I was recently asked if restoring a prisoner’s right to vote would solve the census counting problem. Personally, I think that would be a good idea, but it would not address the principal problem from miscounting the incarcerated: diluting the votes of prisoners’ home communities.

All states that allow or recently allowed prisoners to vote required them to do so back home via absentee ballot. Most states have constitutional clauses or statutes that say that incarceration does not change a residence. (See for example New York, Arizona, Michigan, Vermont and Maine.) If prisoners were to be allowed to vote, it would be back home. Letting prisoners vote is controversial. Where they would vote is not.

The real victims from the way the Census counts prisoners are prisoners’ family and neighbors — people who have not been convicted of anything. Counting the incarcerated not at their homes but in radically different communities dilutes the votes of all the residents of the home communities.

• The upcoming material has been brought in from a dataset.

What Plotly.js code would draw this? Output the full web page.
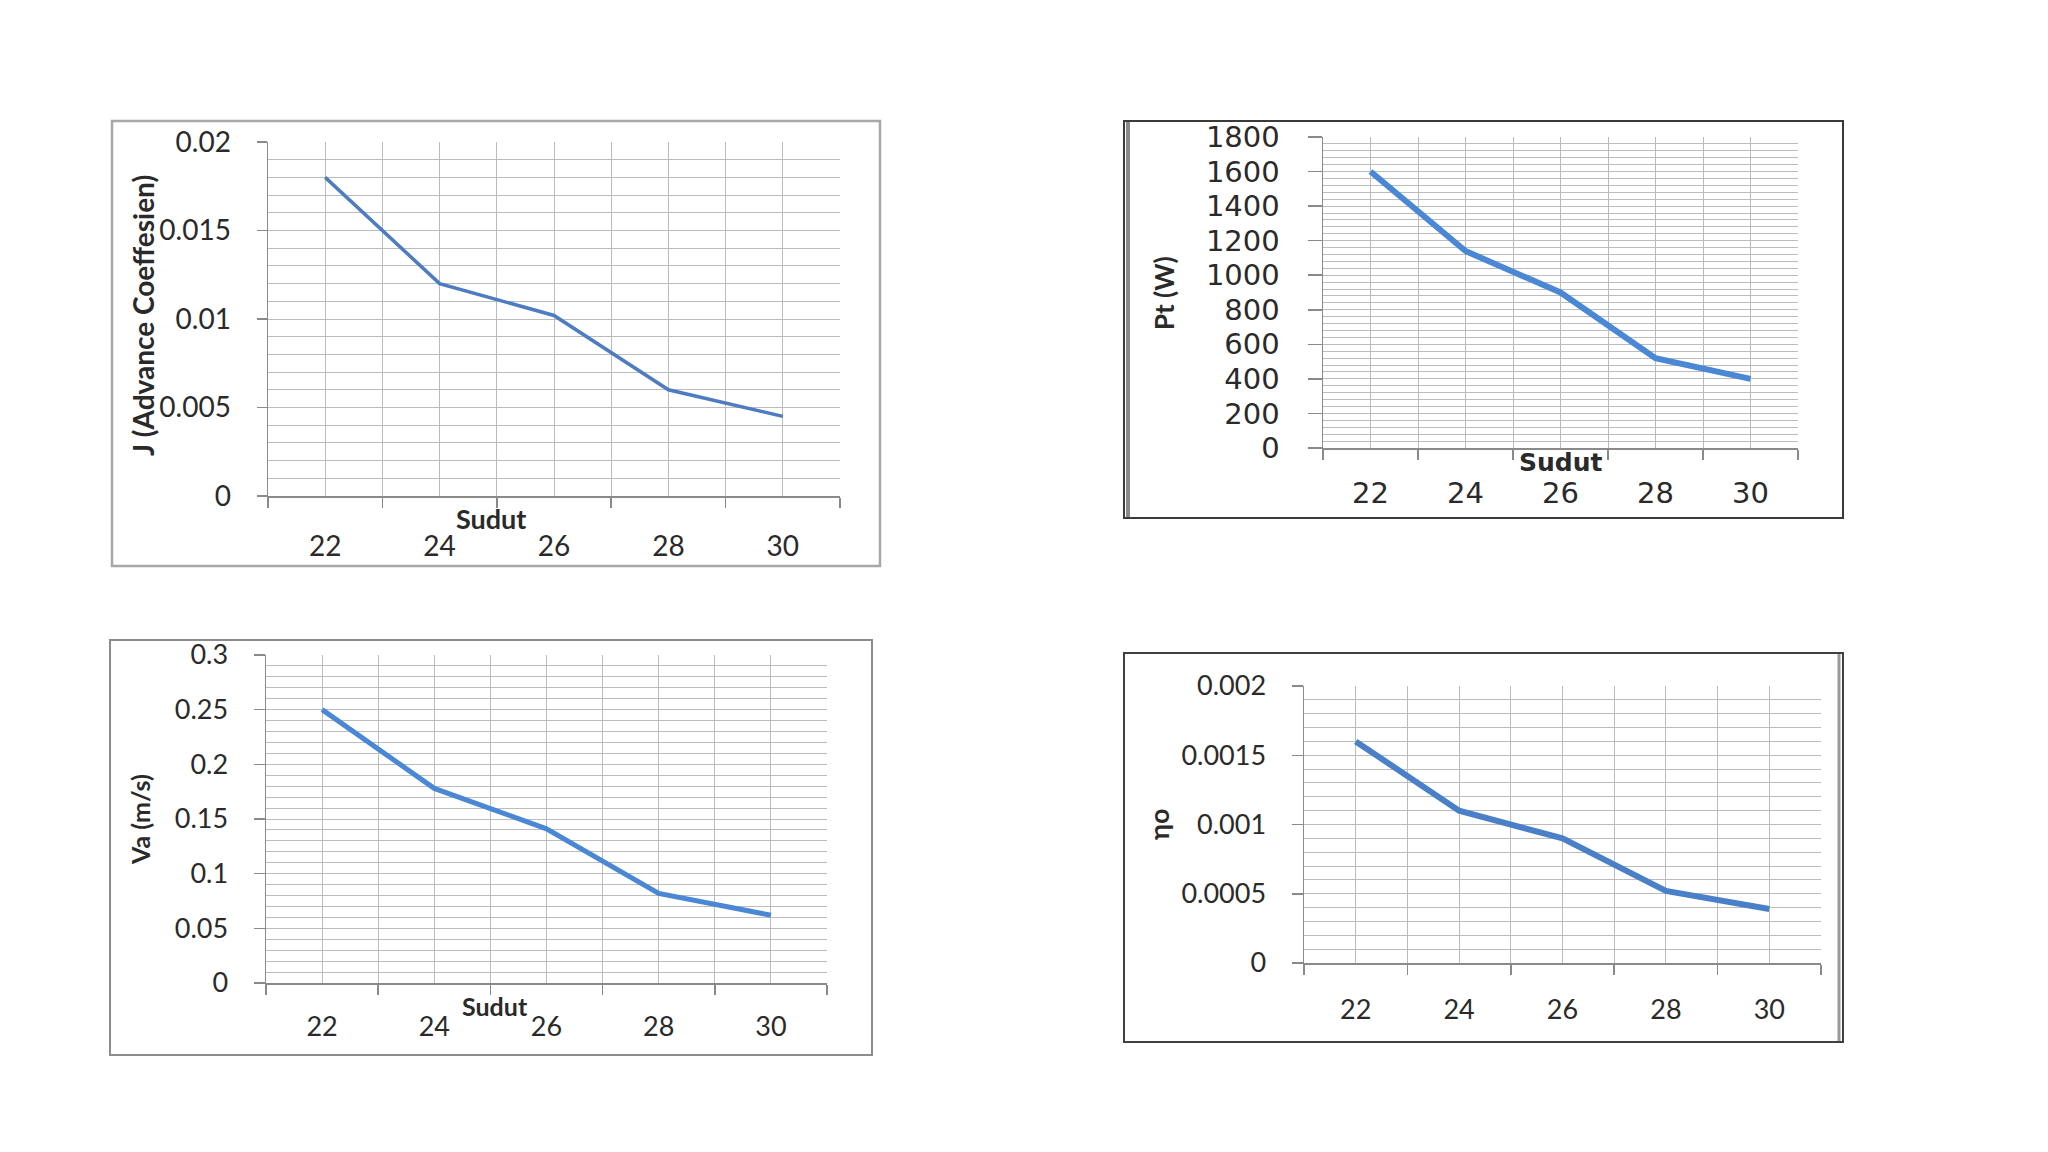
<!DOCTYPE html>
<html><head><meta charset="utf-8">
<script src="https://cdn.plot.ly/plotly-3.0.1.min.js"></script>
<style>html,body{margin:0;padding:0;background:#fff;} #chart{width:2048px;height:1152px;}</style>
</head><body><div id="chart"></div>
<script>
// ---- data ----
const sudut = [22, 24, 26, 28, 30];
const sudutLabels = ["22", "24", "26", "28", "30"];
const advanceJ = [0.018, 0.012, 0.0102, 0.006, 0.0045];
const powerPt = [1600, 1140, 900, 520, 400];
const speedVa = [0.25, 0.178, 0.141, 0.082, 0.062];
const efficiencyEta = [0.0016, 0.0011, 0.0009, 0.00052, 0.00039];
const xTitle = "Sudut";
const yTitles = ["J (Advance Coeffesien)", "Pt (W)", "Va (m/s)", "ηo"];

// ---- layout helpers ----
const W = 2048, H = 1152;
const px = v => v / W;
const py = v => 1 - v / H;

const panels = [
  { y: advanceJ, yTitle: yTitles[0], plot: [268, 142, 840, 496], frame: [112, 121, 880, 566],
    frameColor: "#a8a8a8", frameWidth: 2.5, ymax: 0.02, dtick: 0.005, minor: 0.001,
    tickFont: "Lato", tickSize: 28, lineColor: "#4d7cc0", lineWidth: 3.5,
    xStand: 25, yStand: 20, yTickLen: 10,
    yTitlePos: [143, 316], yTitleFont: "Lato", yTitleSize: 28,
    xTitlePos: [491, 518], xTitleFont: "Lato", xTitleSize: 27 },
  { y: powerPt, yTitle: yTitles[1], plot: [1323, 137, 1798, 448], frame: [1124, 121, 1843, 518],
    frameColor: "#3a3a3a", frameWidth: 2, ymax: 1800, dtick: 200, minor: 40,
    tickFont: "DejaVu Sans", tickSize: 29, lineColor: "#4a88d6", lineWidth: 6,
    xStand: 19, yStand: 22, yTickLen: 14,
    yTitlePos: [1164, 293], yTitleFont: "Lato", yTitleSize: 26,
    xTitlePos: [1560, 462], xTitleFont: "DejaVu Sans", xTitleSize: 25 },
  { y: speedVa, yTitle: yTitles[2], plot: [266, 655, 827, 983], frame: [110, 640, 872, 1055],
    frameColor: "#8c8c8c", frameWidth: 2, ymax: 0.3, dtick: 0.05, minor: 0.01,
    tickFont: "Lato", tickSize: 27, lineColor: "#4a88d6", lineWidth: 5,
    xStand: 19, yStand: 20, yTickLen: 11,
    yTitlePos: [140, 820], yTitleFont: "Lato", yTitleSize: 25,
    xTitlePos: [495, 1006], xTitleFont: "Lato", xTitleSize: 25 },
  { y: efficiencyEta, yTitle: yTitles[3], plot: [1304, 686, 1821, 963], frame: [1124, 653, 1843, 1042],
    frameColor: "#404040", frameWidth: 2, ymax: 0.002, dtick: 0.0005, minor: 0.0001,
    tickFont: "Lato", tickSize: 27, lineColor: "#4a80c8", lineWidth: 6,
    xStand: 22, yStand: 20, yTickLen: 11,
    yTitlePos: [1158, 824], yTitleFont: "Lato", yTitleSize: 27,
    xTitlePos: null }
];

const gridColor = "#bcbcbc";
const axisColor = "#8a8a8a";
const textColor = "#2a2a2a";
const boundaries = [sudut[0] - 1].concat(sudut.map(v => v + 1));

const traces = [];
const layout = {
  width: W, height: H, margin: { l: 0, r: 0, t: 0, b: 0 },
  paper_bgcolor: "#ffffff", plot_bgcolor: "rgba(0,0,0,0)",
  showlegend: false, shapes: [], annotations: []
};

panels.forEach((p, i) => {
  const n = i === 0 ? "" : String(i + 1);
  traces.push({
    x: sudut, y: p.y, xaxis: "x" + n, yaxis: "y" + n, mode: "lines",
    line: { color: p.lineColor, width: p.lineWidth }, hoverinfo: "skip"
  });
  layout["xaxis" + n] = {
    domain: [px(p.plot[0]), px(p.plot[2])], anchor: "y" + n,
    range: [sudut[0] - 1, sudut[sudut.length - 1] + 1],
    tickmode: "array", tickvals: sudut, ticktext: sudutLabels, ticks: "",
    showgrid: true, gridcolor: gridColor, gridwidth: 1,
    showline: true, linecolor: axisColor, linewidth: 1.5, zeroline: false,
    tickfont: { family: p.tickFont, size: p.tickSize, color: textColor },
    ticklabelstandoff: p.xStand,
    minor: { tickmode: "array", tickvals: boundaries, ticks: "outside", ticklen: 10,
             tickcolor: axisColor, tickwidth: 1.5, showgrid: true, gridcolor: gridColor, gridwidth: 1 },
    fixedrange: true
  };
  layout["yaxis" + n] = {
    domain: [py(p.plot[3]), py(p.plot[1])], anchor: "x" + n,
    range: [0, p.ymax], tickmode: "linear", tick0: 0, dtick: p.dtick,
    ticks: "outside", ticklen: p.yTickLen, tickcolor: axisColor, tickwidth: 1.5,
    showline: true, linecolor: axisColor, linewidth: 1.5, zeroline: false,
    showgrid: true, gridcolor: gridColor, gridwidth: 1,
    exponentformat: "none",
    tickfont: { family: p.tickFont, size: p.tickSize, color: textColor },
    ticklabelstandoff: p.yStand,
    minor: { tick0: 0, dtick: p.minor, ticks: "", showgrid: true, gridcolor: gridColor, gridwidth: 1 },
    fixedrange: true
  };
  layout.shapes.push({
    type: "rect", xref: "paper", yref: "paper",
    x0: px(p.frame[0]), x1: px(p.frame[2]), y0: py(p.frame[3]), y1: py(p.frame[1]),
    line: { color: p.frameColor, width: p.frameWidth }, fillcolor: "rgba(0,0,0,0)"
  });
  layout.annotations.push({
    xref: "paper", yref: "paper", x: px(p.yTitlePos[0]), y: py(p.yTitlePos[1]),
    xanchor: "center", yanchor: "middle", textangle: -90, showarrow: false,
    text: "<b>" + p.yTitle + "</b>",
    font: { family: p.yTitleFont, size: p.yTitleSize, color: textColor }
  });
  if (p.xTitlePos) {
    layout.annotations.push({
      xref: "paper", yref: "paper", x: px(p.xTitlePos[0]), y: py(p.xTitlePos[1]),
      xanchor: "center", yanchor: "middle", showarrow: false,
      text: "<b>" + xTitle + "</b>",
      font: { family: p.xTitleFont, size: p.xTitleSize, color: textColor }
    });
  }
});

// extra inner edges seen on the dark frames
layout.shapes.push({ type: "line", xref: "paper", yref: "paper",
  x0: px(1128), x1: px(1128), y0: py(517), y1: py(122), line: { color: "#8a8a8a", width: 4 } });
layout.shapes.push({ type: "line", xref: "paper", yref: "paper",
  x0: px(1839), x1: px(1839), y0: py(1041), y1: py(654), line: { color: "#9a9a9a", width: 3 } });

Plotly.newPlot("chart", traces, layout, { staticPlot: true, displayModeBar: false });
</script>
</body></html>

There are 3 potential solutions:

  1. The Census Bureau can change its “usual residence rule” to count prisoners at the address they declare or at their last known address. The Census wrote the rules and they can change them. In the past, the Census has changed how numerous groups were counted, including college students, missionaries, and overseas Americans.
  2. States can fix the Census data before conducting redistricting. New York fixed some Census Bureau mistakes that placed some prisons in the wrong rural county. Kansas’ constitution requires that out-of-state students and military be deducted and in-state students and military restored to their homes. The Kansas Secretary of State sends out a survey to the colleges and military bases, and then fixes the data before giving it to the Legislature for redistricting.
  3. States can do their own censuses. Many states used to do this. Massachusetts was the last to abolish the state census, in about 1990. New York’s Constitution talks about bringing back the state census if the federal census does not contain the necessary data. Counting prisoners in the wrong part of the state sounds like deficient data to me.

The best solution is the first one. The Census should just update the usual residence rule to count the incarcerated at home. The rule might have made sense in 1790 when incarceration was low and redistricting didn’t exist, but it’s a relic now.